First Canadian face transplant recipient reportedly doing well
MONTREAL — In a Canadian medical first, surgeons at Montreal’s Maisonneuve-Rosemont hospital announced Wednesday they’d performed a face transplant, giving a badly disfigured Quebec man a second lease on life.
Hospital officials detailed last May’s complex and risky 30-hour procedure involving Maurice Desjardins, who at 64 was described as the world’s oldest recipient of such a transplant.
A team led by plastic surgeon Dr. Daniel Borsuk was part of the first Canadian attempt at the surgery, which has been performed about 40 times worldwide since 2005.

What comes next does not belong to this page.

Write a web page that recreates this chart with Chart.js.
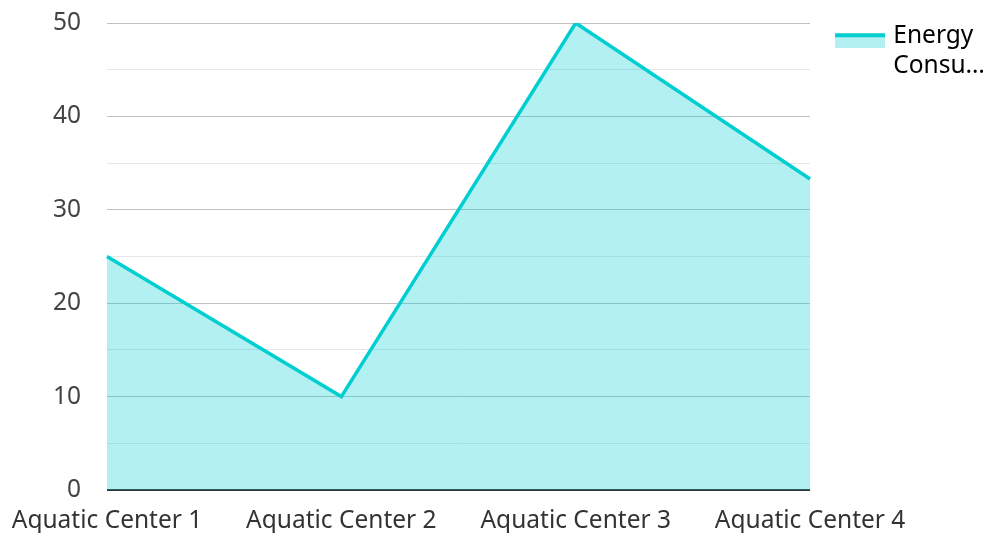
<!DOCTYPE html>
<html>
<head>
<meta charset="utf-8">
<script src="https://cdn.jsdelivr.net/npm/chart.js@4/dist/chart.umd.min.js"></script>
<style>
  html, body { margin: 0; padding: 0; background: #fff; }
  #wrap { width: 988px; height: 533px; position: relative; }
</style>
</head>
<body>
<div id="wrap"><canvas id="c"></canvas></div>
<script>
const categories = ['Aquatic Center 1', 'Aquatic Center 2', 'Aquatic Center 3', 'Aquatic Center 4'];
const seriesName = 'Energy Consumption';
const legendLines = ['Energy', 'Consu…'];
const energyValues = [25, 10, 50, 33.3];
const yTicks = [0, 10, 20, 30, 40, 50];

const LINE = '#00CED1';
const FILL = 'rgba(0,206,209,0.3)';

// legend swatch: thick line on top, translucent fill below
function makeSwatch() {
  const c = document.createElement('canvas');
  c.width = 55; c.height = 24;
  const g = c.getContext('2d');
  g.fillStyle = FILL;
  g.fillRect(5, 9, 50, 15);
  g.fillStyle = LINE;
  g.fillRect(5, 9, 50, 4);
  return c;
}
const swatch = makeSwatch();

Chart.defaults.font.family = '"Noto Sans", sans-serif';
Chart.defaults.font.size = 24.5;
Chart.defaults.color = '#444';

new Chart(document.getElementById('c'), {
  type: 'line',
  data: {
    labels: categories,
    datasets: [{
      label: seriesName,
      data: energyValues,
      borderColor: LINE,
      backgroundColor: FILL,
      borderWidth: 3.5,
      fill: 'origin',
      tension: 0,
      pointRadius: 0,
      pointHoverRadius: 0
    }]
  },
  options: {
    responsive: true,
    maintainAspectRatio: false,
    animation: false,
    layout: { padding: { top: 0, right: -7, bottom: 0, left: 0 } },
    plugins: {
      tooltip: { enabled: false },
      legend: {
        position: 'right',
        align: 'start',
        labels: {
          usePointStyle: true,
          pointStyleWidth: 47,
          boxHeight: 24,
          padding: 24,
          color: '#333',
          font: { size: 24.5 },
          generateLabels: (chart) => [{
            text: legendLines,
            pointStyle: swatch,
            fillStyle: FILL,
            strokeStyle: LINE,
            lineWidth: 0,
            hidden: false,
            datasetIndex: 0
          }]
        }
      }
    },
    scales: {
      x: {
        offset: false,
        grid: { display: false },
        border: { display: false },
        ticks: { padding: 8, maxRotation: 0, autoSkip: false, color: '#333' },
        afterFit: (s) => { s.height = 43; s.paddingLeft = 0; s.paddingRight = 0; }
      },
      y: {
        min: 0,
        max: 50,
        border: { display: false },
        grid: {
          drawTicks: false,
          lineWidth: (ctx) => (ctx.tick && ctx.tick.value === 0 ? 2 : 1),
          color: (ctx) => {
            if (!ctx.tick) return '#e6e6e6';
            const v = ctx.tick.value;
            if (v === 0) return '#333';
            return v % 10 === 0 ? '#c0c0c0' : '#e6e6e6';
          }
        },
        ticks: {
          stepSize: 5,
          padding: 26,
          color: '#444',
          callback: (v) => (yTicks.includes(v) ? String(v) : '')
        },
        afterFit: (s) => { s.width = 107; s.paddingTop = 23; s.paddingBottom = 0; }
      }
    }
  }
});
</script>
</body>
</html>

Borsuk said there was no other option for Desjardins, who’d been living in constant pain and isolation despite five reconstructive surgeries since a hunting accident in 2011 left him without his jaw, nose and teeth.
“Imagine when you’re suffering in silence at home for years and you don’t leave your house as much as you’d like to, and you’re sleeping in a separate room because of the sound of the tracheostomy (opening in the trachea),” said Borsuk, who also teaches at Université de Montreal.
“You’re living this very difficult existence. Then, overnight essentially, you get a second lease on life.”
Desjardins came to see Borsuk in Montreal with a few requests: to be able to breathe properly, speak properly and to have a nose, lips, jaws and teeth.
Borsuk said Desjardins also wanted to be able to walk outside with his granddaughter without people staring at his disfigurement.
The patient was carefully vetted for years before the procedure.
“We put him through the wringer in terms of tests,” Borsuk said. “
“He’s so mentally tough that even with everything that was done, he’s already begun (accepting) the new face. That’s something we were counting on.”
The Quebec operation required the expertise of nine surgeons, multiple specialists and the collaboration of more than 100 professionals, including doctors, nurses and many other personnel.
After seven-and-a-half years of living with his disfigurement, 30 hours of surgery and one week in intensive care, a shocked Desjardins took a look at his new face for the first time and gave Borsuk a thumbs-up and a hug.
“You can make a face, but it has to be beautiful,” Borsuk said.